Question

Find the general solution of the given first-order linear differential equation. State an interval over which the general solution is valid.\n$$x^{2} \\frac{d y}{d x}+x y=2$$

Answer

**step1 Rewrite the Differential Equation in Standard Form**

The given first-order linear differential equation is not in its standard form. The standard form for a first-order linear differential equation is expressed as:

$$ \frac{d y}{d x} + P(x) y = Q(x) $$

To convert the given equation $$x^{2} \frac{d y}{d x}+x y=2$$ into this standard form, we need to divide all terms by the coefficient of $$\frac{d y}{d x}$$, which is $$x^2$$. This operation is valid only for $$x \neq 0$$.

$$ \frac{x^{2}}{x^{2}} \frac{d y}{d x} + \frac{x}{x^{2}} y = \frac{2}{x^{2}} $$

$$ \frac{d y}{d x} + \frac{1}{x} y = \frac{2}{x^{2}} $$

**step2 Identify P(x) and Q(x)**

From the standard form of the differential equation obtained in Step 1, we can now identify the functions $$P(x)$$ and $$Q(x)$$.

$$ P(x) = \frac{1}{x} $$

$$ Q(x) = \frac{2}{x^{2}} $$

**step3 Calculate the Integrating Factor**

The integrating factor, denoted by $$\mu(x)$$, is essential for solving first-order linear differential equations. It is calculated using the formula:

$$ \mu(x) = e^{\int P(x) d x} $$

First, we compute the integral of $$P(x)$$.

$$ \int P(x) d x = \int \frac{1}{x} d x = \ln|x| $$

Now, we substitute this into the formula for the integrating factor. When dealing with $$\ln|x|$$, the integrating factor can be chosen as either $$x$$ (for $$x > 0$$) or $$-x$$ (for $$x < 0$$).
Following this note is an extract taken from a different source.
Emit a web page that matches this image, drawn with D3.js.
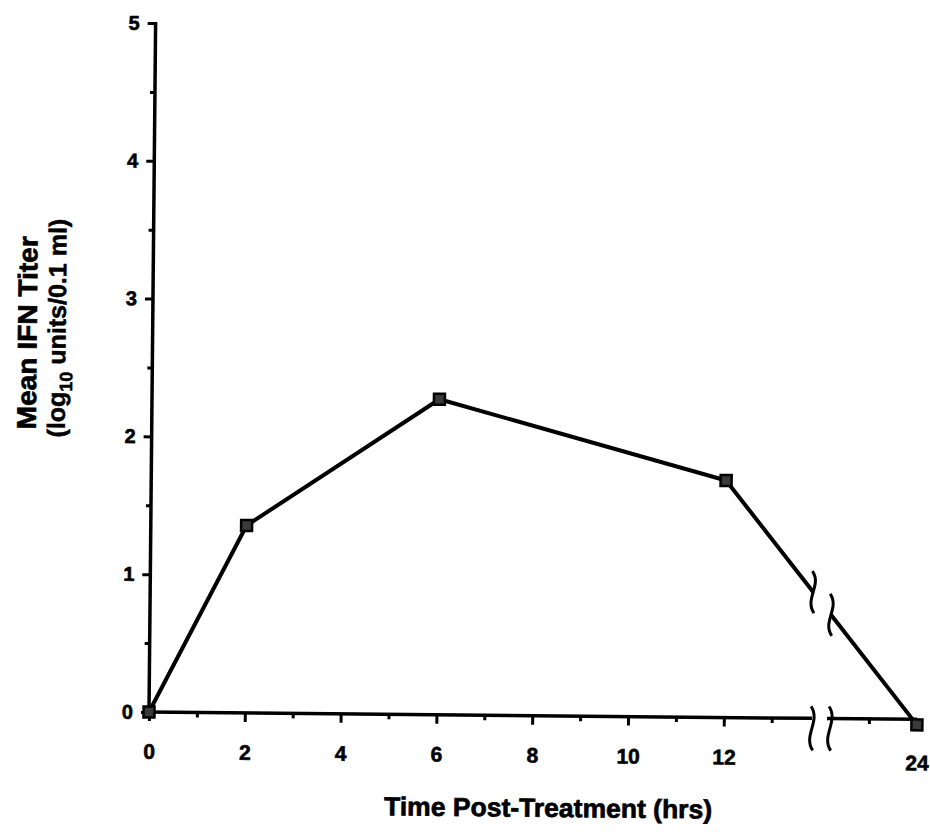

We typically use $$\mu(x) = x$$ for calculation, understanding that the solution is valid on intervals where $$x \neq 0$$.

$$ \mu(x) = e^{\ln|x|} = |x| $$

For practical purposes, we will use $$\mu(x) = x$$ in the next steps.

**step4 Multiply by the Integrating Factor and Rewrite the Left Side**

Multiply the standard form of the differential equation by the integrating factor $$\mu(x) = x$$. The left-hand side of the resulting equation will become the exact derivative of the product of $$y$$ and the integrating factor, i.e., $$\frac{d}{d x}(y \cdot \mu(x))$$.

$$ x \left( \frac{d y}{d x} + \frac{1}{x} y \right) = x \left( \frac{2}{x^{2}} \right) $$

$$ x \frac{d y}{d x} + y = \frac{2}{x} $$

Recognize that the left side of the equation is the result of the product rule for differentiation applied to $$xy$$:

$$ \frac{d}{d x}(xy) = \frac{2}{x} $$

**step5 Integrate Both Sides to Find the General Solution**

To find the general solution for $$y$$, we integrate both sides of the equation with respect to $$x$$. Remember to include the constant of integration, $$C$$.

$$ \int \frac{d}{d x}(xy) d x = \int \frac{2}{x} d x $$

$$ xy = 2 \int \frac{1}{x} d x $$

$$ xy = 2 \ln|x| + C $$

Finally, divide by $$x$$ to solve for $$y$$.

$$ y = \frac{2 \ln|x| + C}{x} $$

**step6 Determine the Interval of Validity**

The general solution of a first-order linear differential equation is valid on any interval where the functions $$P(x)$$ and $$Q(x)$$ are continuous. In this problem, $$P(x) = \frac{1}{x}$$ and $$Q(x) = \frac{2}{x^{2}}$$. Both of these functions are continuous for all real numbers except where their denominators are zero, which is at $$x=0$$.

Therefore, the solution is valid on any interval that does not include $$x=0$$. These maximal intervals are $$(-\infty, 0)$$ and $$(0, \infty)$$.